At ease, I won't mix up the different scripts with the different encoding logic.  They will share some structure, but it's going to be significantly different scripts, more so because I'm going to codify the proposed attempt 1 encodings in it.


Yeah, sorry, I messed up in the bug report number.  I still haven't quite got into my mind the notion that there are separate ones for these related but very different purposes ;-)

(In reply to Alexandre Oliva from comment #20)
> the compression ratio result in the skeleton is meaningless, I just added
> some random insns to the dictionary that encodes the compression decisions. 
> The idea is for it to be filled in with actual insn encoding data, which we
> don't have at all for attempt 2.

ohh ok.

> At ease, I won't mix up the different scripts with the different encoding
> logic.  They will share some structure, but it's going to be significantly
> different scripts, more so because I'm going to codify the proposed attempt
> 1 encodings in it.

(*sotto voice* although it would be longer could you possibly avoid all but
  the most basic of regexs, i just... i can't read them!  or, i can, but it's
  5-10 minutes of looking at them)

btw watch out for "nop" which is "ori r0, r0, 0" of which there are 32,000
in the disasm of bash, and i believe they're data not instructions.

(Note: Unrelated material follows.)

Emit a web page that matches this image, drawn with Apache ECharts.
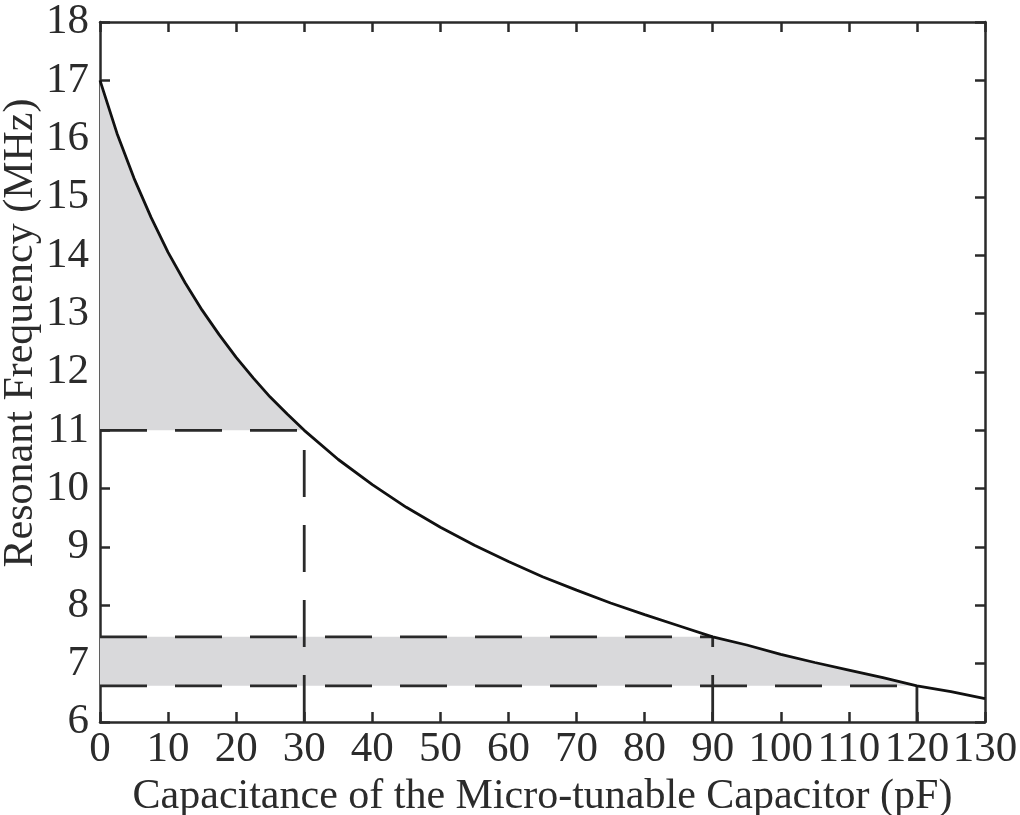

> Yeah, sorry, I messed up in the bug report number.  I still haven't quite
> got into my mind the notion that there are separate ones for these related
> but very different purposes ;-)

we learned over time that the discussions get really long, significantly
slowing down bugzilla and the VM running it.

jacob wrote:

Jacob Lifshay
	
3:38 AM (9 hours ago)
	
to bugzilla-daemon
On Sat, Nov 28, 2020, 16:04 <bugzilla-daemon@libre-soc.org> wrote:

    https://bugs.libre-soc.org/show_bug.cgi?id=532

    --- Comment #21 from Luke Kenneth Casson Leighton <lkcl@lkcl.net> ---
    btw watch out for "nop" which is "ori r0, r0, 0" of which there are 32,000
    in the disasm of bash, and i believe they're data not instructions.


They're actually space for the dynamic linker to insert instructions to change the TOC register iirc. They're required by the ppc64le ABI spec.